Now our complete likelihood function is $f(x) = \frac{1}{4} x e^{-x/2}$ for $x > 0$.

**Step 2: Finding the probability that the system functions for at least 5 months**
"At least 5 months" means the time $X$ is 5 months or more ($X \ge 5$). To find this probability, we need to find the "area" under our complete function $f(x)$ from $x=5$ all the way to $x=$ forever (infinity).

So, we set up another "area-finding" calculation:
$P(X \ge 5) = \int_{5}^{\infty} \frac{1}{4} x e^{-x/2} dx$

We already found the antiderivative in Step 1: $-2x e^{-x/2} - 4 e^{-x/2}$.
Now we just plug in our limits, from $5$ to $\infty$:
$P(X \ge 5) = \frac{1}{4} \left[ (-2x e^{-x/2} - 4 e^{-x/2}) \right]_{5}^{\infty}$

Again, when $x$ goes to $\infty$, the expression goes to 0.
When $x=5$, we plug it in:
$-2(5)e^{-5/2} - 4e^{-5/2}$
$= -10e^{-5/2} - 4e^{-5/2}$
$= -14e^{-5/2}$

So, our probability calculation becomes:
$P(X \ge 5) = \frac{1}{4} [0 - (-14e^{-5/2})]$
$P(X \ge 5) = \frac{1}{4} (14e^{-5/2})$
$P(X \ge 5) = \frac{14}{4} e^{-5/2}$
$P(X \ge 5) = \frac{7}{2} e^{-5/2}$

That's our answer! It's a bit of a fancy number because it involves 'e', but it's the exact probability.

Alternative answer

Answer:
$7/2 \cdot e^{-2.5}$ (which is about 0.2873) Explain
This is a question about figuring out the chances (probability) of something happening over time, using a special rule called a "density function" that tells us how likely different amounts of time are. . The solving step is:

1. **Find the missing number (C):** The rule for how long the system might work ($f(x)$) has a secret number 'C' in it. To find 'C', we know that if we add up all the chances for *all* possible times the system could work (from 0 months all the way to forever!), the total chance *must* be 1 (or 100%). We do this "adding up" by finding the "area" under the curve of our rule $f(x)$ from 0 to really, really big numbers (infinity). This involves a special math technique called 'integration'. When I added up all those tiny pieces, I found that the total "area" was $C \times 4$. Since this total area must be 1, it means $C \times 4 = 1$, so $C$ must be $1/4$.

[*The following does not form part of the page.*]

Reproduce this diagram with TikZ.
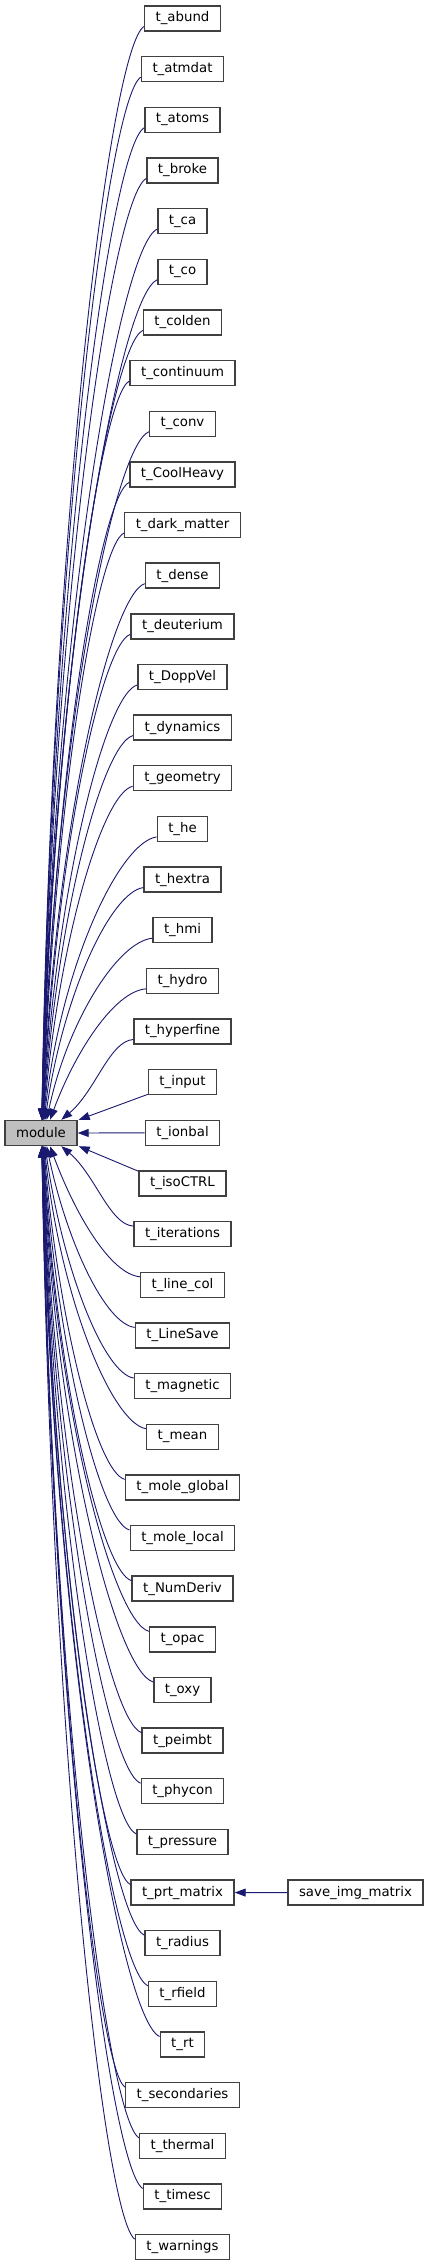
\documentclass[tikz,border=0pt]{standalone}
\usepackage{fontspec}
\setmainfont{DejaVu Sans}
\usetikzlibrary{arrows.meta,calc}
\definecolor{edgeblue}{HTML}{191970}
\definecolor{modfill}{HTML}{BFBFBF}
\tikzset{
  box/.style={draw=black!75, line width=1.4pt, minimum height=25pt, inner xsep=11pt, inner ysep=0pt,
    font=\fontsize{13.3}{16}\selectfont, fill=white},
  edge/.style={draw=edgeblue, line width=0.9pt, -{Triangle[length=11pt,width=8pt]}},
}
\begin{document}
\begin{tikzpicture}[x=1pt,y=-1pt]
\useasboundingbox (0,0) rectangle (429,2267);
\node[box, fill=modfill, minimum width=72pt] (m) at (41,1133) {module};
\foreach \t [count=\i from 0] in {abund,atmdat,atoms,broke,ca,co,colden,continuum,conv,CoolHeavy,dark\_matter,dense,deuterium,DoppVel,dynamics,geometry,he,hextra,hmi,hydro,hyperfine,input,ionbal,isoCTRL,iterations,line\_col,LineSave,magnetic,mean,mole\_global,mole\_local,NumDeriv,opac,oxy,peimbt,phycon,pressure,prt\_matrix,radius,rfield,rt,secondaries,thermal,timesc,warnings}{
  \pgfmathsetmacro\myyc{18.5+\i*50.65}
  \node[box] (n\i) at (182.5,\myyc) {t\_\t};
}
\node[box] (s) at (355.5,1892.6) {save\_img\_matrix};
% straight edges
\draw[edge] (n22.west) -- (m.east);
\draw[edge] ($(n21.south west)+(0,-1)$) -- ($(m.north east)+(1,0)$);
\draw[edge] ($(n23.north west)+(0,1)$) -- ($(m.south east)+(1,0)$);
\draw[edge] (s.west) -- (n37.east);
% curved edges above
\foreach \i in {0,...,20}{
  \pgfmathsetmacro\myk{22-\i}
  \pgfmathsetmacro\myyc{18.5+\i*50.65}
  \pgfmathsetmacro\mydy{1120.5-(\myyc+8)}
  \pgfmathsetmacro\myxo{37+20/((\myk-1)^1.2)}
  \pgfmathsetmacro\myth{50/((\myk-1)^1.3)}
  \pgfmathsetmacro\myL{0.55*\mydy}
  \draw[edge] let \p1=(n\i.west), \p2=(m.north west) in
    (\x1,\y1-8pt) .. controls ({\x1-0.33*(\x1-\x2-\myxo pt)},{\y1-8pt-0.02*\mydy pt})
      and ({\x2+\myxo pt+\myL*sin(\myth)*1pt},{\y2+\myL*cos(\myth)*1pt}) .. (\x2+\myxo pt,\y2);
}
% curved edges below
\foreach \i in {24,...,44}{
  \pgfmathsetmacro\myk{\i-22}
  \pgfmathsetmacro\myyc{18.5+\i*50.65}
  \pgfmathsetmacro\mydy{(\myyc-8)-1145.5}
  \pgfmathsetmacro\myxo{37+20/((\myk-1)^1.2)}
  \pgfmathsetmacro\myth{50/((\myk-1)^1.3)}
  \pgfmathsetmacro\myL{0.55*\mydy}
  \draw[edge] let \p1=(n\i.west), \p2=(m.south west) in
    (\x1,\y1+8pt) .. controls ({\x1-0.33*(\x1-\x2-\myxo pt)},{\y1+8pt+0.02*\mydy pt})
      and ({\x2+\myxo pt+\myL*sin(\myth)*1pt},{\y2-\myL*cos(\myth)*1pt}) .. (\x2+\myxo pt,\y2);
}
\end{tikzpicture}
\end{document}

2. **Calculate the chance of lasting at least 5 months:** Now that we know the full rule for $f(x)$ (which is $f(x) = \frac{1}{4} x e^{-x/2}$), we want to know the chance that the system works for 5 months or even longer. This means we need to "add up" all the chances (find the "area") from 5 months all the way to forever. I used that same special "integration" math again, but this time starting from 5 instead of 0. When I added up all those tiny pieces from 5 to infinity, I got the answer $\frac{7}{2} e^{-2.5}$.

3. **Get the final number:** If you put $\frac{7}{2} e^{-2.5}$ into a calculator, it comes out to approximately 0.2873. So, there's about a 28.73% chance the system will last for at least 5 months!